>> begin

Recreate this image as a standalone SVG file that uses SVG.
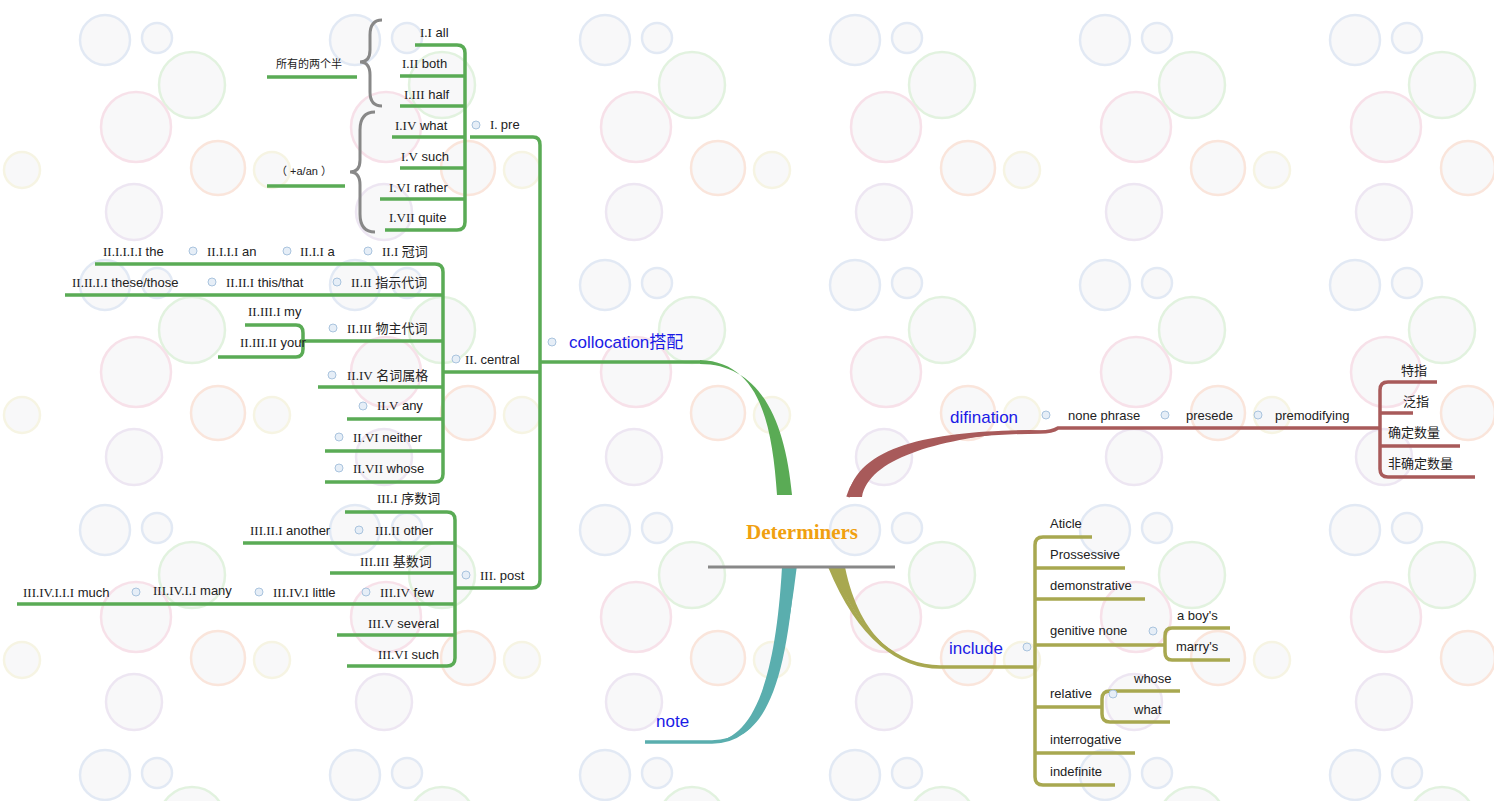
<svg xmlns="http://www.w3.org/2000/svg" width="1494" height="801" viewBox="0 0 1494 801">
<defs>
<style>
text{font-family:"Liberation Sans","Noto Sans CJK SC",sans-serif;font-size:13px;fill:#222}
.r{font-family:"Liberation Serif","Noto Sans CJK SC",serif;font-size:13px}
.b{fill:#1a1ae6;font-size:17px}
.g{fill:none;stroke:#5aab55;stroke-width:3.5;stroke-linejoin:round}
.br{fill:none;stroke:#a85a5a;stroke-width:3.5}
.ol{fill:none;stroke:#a8a850;stroke-width:3.5}
.ic{fill:#e6eef7;stroke:#aac4de;stroke-width:1}
</style>
<pattern id="bub" width="250" height="245" patternUnits="userSpaceOnUse">
<g fill="#f2f2f4" stroke-width="2.5" opacity="0.5">
<circle cx="105" cy="40" r="25" stroke="#c6d4ea"/>
<circle cx="157" cy="38" r="15" stroke="#c6d4ea"/>
<circle cx="192" cy="85" r="33" stroke="#c5e6c0"/>
<circle cx="136" cy="127" r="35" stroke="#f0c4d4"/>
<circle cx="218" cy="168" r="27" stroke="#f5cbb8"/>
<circle cx="134" cy="212" r="28" stroke="#dccde6"/>
<circle cx="22" cy="170" r="18" stroke="#eeeac8"/>
</g>
</pattern>
</defs>
<rect width="1494" height="801" fill="#fff"/>
<rect width="1494" height="801" fill="url(#bub)"/>
<g id="connectors">
<path d="M700 360 C758 362 772 420 777 495 L792 495 C785 420 760 364 700 364 Z" fill="#5aab55"/>
<path d="M848 497 C860 450 950 432 1040 432 C1050 432 1055 430 1058 428 L1380 428" class="br"/>
<path d="M848 497 C858 440 950 430 1045 430 C950 436 870 455 862 497 Z" fill="#a85a5a"/>
<path d="M830 567 C860 640 900 667 940 667 L1035 667" class="ol"/>
<path d="M830 567 C870 650 905 668 940 667 C900 665 860 640 845 567 Z" fill="#a8a850"/>
<path d="M795 567 C780 690 760 742 712 742 L645 742" fill="none" stroke="#5aaeae" stroke-width="3.5"/>
<path d="M795 567 C785 700 760 742 712 742 C750 740 775 690 782 567 Z" fill="#5aaeae"/>
<line x1="708" y1="567" x2="895" y2="567" stroke="#888" stroke-width="3"/>
<path d="M470 137 L533 137 Q540 137 540 145 L540 580 Q540 588 532 588 L455 588" class="g"/>
<path d="M540 362 L700 362" class="g"/>
<path d="M443 372 L540 372" class="g"/>
<path d="M415 45 L457 45 Q465 45 465 53 L465 222 Q465 230 457 230 L385 230" class="g"/>
<path d="M400 76 L465 76 M400 106 L465 106 M392 137 L465 137 M400 168 L465 168 M380 199 L465 199" class="g"/>
<path d="M95 264 L435 264 Q443 264 443 272 L443 474 Q443 482 435 482 L325 482" class="g"/>
<path d="M65 295 L443 295 M300 341 L443 341 M318 387 L443 387 M347 419 L443 419 M325 451 L443 451" class="g"/>
<path d="M245 325 L296 325 Q303 325 303 333 L303 349 Q303 357 296 357 L218 357" class="g"/>
<path d="M345 512 L447 512 Q455 512 455 520 L455 658 Q455 666 447 666 L347 666" class="g"/>
<path d="M243 543 L455 543 M330 573 L455 573 M17 604 L455 604 M337 635 L455 635" class="g"/>
<path d="M267 77 L357 77 M267 186 L345 186" class="g"/>
<path d="M382 20 Q370 20 370 35 L370 50 Q370 62 360 62 Q370 62 370 75 L370 92 Q370 106 382 106" fill="none" stroke="#888" stroke-width="3"/>
<path d="M375 112 Q360 112 360 130 L360 160 Q360 172 350 172 Q360 172 360 185 L360 214 Q360 232 375 232" fill="none" stroke="#888" stroke-width="3"/>
<path d="M1437 382 L1388 382 Q1380 382 1380 390 L1380 469 Q1380 477 1388 477 L1475 477 M1380 413 L1413 413 M1380 446 L1460 446" class="br"/>
<path d="M1092 537 L1043 537 Q1035 537 1035 545 L1035 777 Q1035 785 1043 785 L1115 785 M1035 568 L1125 568 M1035 599 L1145 599 M1035 645 L1165 645 M1035 707 L1102 707 M1035 753 L1135 753" class="ol"/>
<path d="M1230 628 L1172 628 Q1165 628 1165 636 L1165 652 Q1165 660 1172 660 L1230 660" class="ol"/>
<path d="M1180 691 L1110 691 Q1102 691 1102 699 L1102 714 Q1102 722 1110 722 L1170 722" class="ol"/>
</g>
<g id="icons">
<circle class="ic" cx="476" cy="125" r="4"/><circle class="ic" cx="552" cy="342" r="4"/>
<circle class="ic" cx="456" cy="359" r="4"/><circle class="ic" cx="466" cy="575" r="4"/>
<circle class="ic" cx="193" cy="251" r="4"/><circle class="ic" cx="287" cy="251" r="4"/><circle class="ic" cx="368" cy="251" r="4"/>
<circle class="ic" cx="212" cy="282" r="4"/><circle class="ic" cx="337" cy="282" r="4"/><circle class="ic" cx="333" cy="328" r="4"/>
<circle class="ic" cx="332" cy="375" r="4"/><circle class="ic" cx="363" cy="406" r="4"/><circle class="ic" cx="339" cy="437" r="4"/><circle class="ic" cx="339" cy="468" r="4"/>
<circle class="ic" cx="359" cy="530" r="4"/><circle class="ic" cx="136" cy="592" r="4"/><circle class="ic" cx="259" cy="592" r="4"/><circle class="ic" cx="366" cy="592" r="4"/>
<circle class="ic" cx="1046" cy="415" r="4"/><circle class="ic" cx="1165" cy="415" r="4"/><circle class="ic" cx="1258" cy="415" r="4"/>
<circle class="ic" cx="1027" cy="647" r="4"/><circle class="ic" cx="1153" cy="631" r="4"/><circle class="ic" cx="1113" cy="694" r="4"/>
</g>
<g id="center"><text x="802" y="539" text-anchor="middle" style="font-family:'Liberation Serif',serif;font-size:21px;font-weight:bold;fill:#f0a010">Determiners</text></g>
<g id="main-labels">
<text class="b" x="569" y="348">collocation搭配</text>
<text class="b" x="950" y="423">difination</text>
<text class="b" x="949" y="654">include</text>
<text class="b" x="656" y="727">note</text>
</g>
<g id="pre">
<text class="r" x="490" y="129">I. <tspan style="font-family:'Liberation Sans';">pre</tspan></text>
<text x="420" y="37"><tspan class="r">I.I</tspan> all</text>
<text x="402" y="68"><tspan class="r">I.II</tspan> both</text>
<text x="404" y="99"><tspan class="r">I.III</tspan> half</text>
<text x="395" y="130"><tspan class="r">I.IV</tspan> what</text>
<text x="401" y="161"><tspan class="r">I.V</tspan> such</text>
<text x="389" y="192"><tspan class="r">I.VI</tspan> rather</text>
<text x="389" y="222"><tspan class="r">I.VII</tspan> quite</text>
<text x="276" y="68" style="font-size:11px">所有的两个半</text>
<text x="276" y="175" style="font-size:11px">（ +a/an ）</text>
</g>
<g id="central">
<text x="465" y="364"><tspan class="r">II.</tspan> central</text>
<text x="103" y="256"><tspan class="r">II.I.I.I.I</tspan>  the</text>
<text x="207" y="256"><tspan class="r">II.I.I.I</tspan>  an</text>
<text x="300" y="256"><tspan class="r">II.I.I</tspan>   a</text>
<text x="382" y="256"><tspan class="r">II.I</tspan> 冠词</text>
<text x="72" y="287"><tspan class="r">II.II.I.I</tspan> these/those</text>
<text x="226" y="287"><tspan class="r">II.II.I</tspan> this/that</text>
<text x="351" y="287"><tspan class="r">II.II</tspan> 指示代词</text>
<text x="248" y="316"><tspan class="r">II.III.I</tspan>  my</text>
<text x="240" y="347"><tspan class="r">II.III.II</tspan> your</text>
<text x="347" y="333"><tspan class="r">II.III</tspan> 物主代词</text>
<text x="347" y="380"><tspan class="r">II.IV</tspan> 名词属格</text>
<text x="377" y="410"><tspan class="r">II.V</tspan>  any</text>
<text x="353" y="442"><tspan class="r">II.VI</tspan> neither</text>
<text x="353" y="473"><tspan class="r">II.VII</tspan>  whose</text>
</g>
<g id="post">
<text x="480" y="580"><tspan class="r">III.</tspan> post</text>
<text x="377" y="503"><tspan class="r">III.I</tspan> 序数词</text>
<text x="250" y="535"><tspan class="r">III.II.I</tspan> another</text>
<text x="375" y="535"><tspan class="r">III.II</tspan>  other</text>
<text x="360" y="566"><tspan class="r">III.III</tspan>  基数词</text>
<text x="23" y="597"><tspan class="r">III.IV.I.I.I</tspan> much</text>
<text x="153" y="595"><tspan class="r">III.IV.I.I</tspan> many</text>
<text x="273" y="597"><tspan class="r">III.IV.I</tspan> little</text>
<text x="380" y="597"><tspan class="r">III.IV</tspan>  few</text>
<text x="368" y="628"><tspan class="r">III.V</tspan> several</text>
<text x="378" y="659"><tspan class="r">III.VI</tspan> such</text>
</g>
<g id="difination">
<text x="1068" y="420">none phrase</text>
<text x="1186" y="420">presede</text>
<text x="1275" y="420">premodifying</text>
<text x="1401" y="375">特指</text>
<text x="1403" y="406">泛指</text>
<text x="1388" y="437">确定数量</text>
<text x="1388" y="468">非确定数量</text>
</g>
<g id="include">
<text x="1050" y="528">Aticle</text>
<text x="1050" y="559">Prossessive</text>
<text x="1050" y="590">demonstrative</text>
<text x="1050" y="635">genitive none</text>
<text x="1177" y="620">a boy's</text>
<text x="1176" y="651">marry's</text>
<text x="1050" y="698">relative</text>
<text x="1134" y="683">whose</text>
<text x="1134" y="714">what</text>
<text x="1050" y="744">interrogative</text>
<text x="1050" y="776">indefinite</text>
</g>
</svg>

>> end

Report how many lines in the listing above include the word "this". Give nothing but the number.

2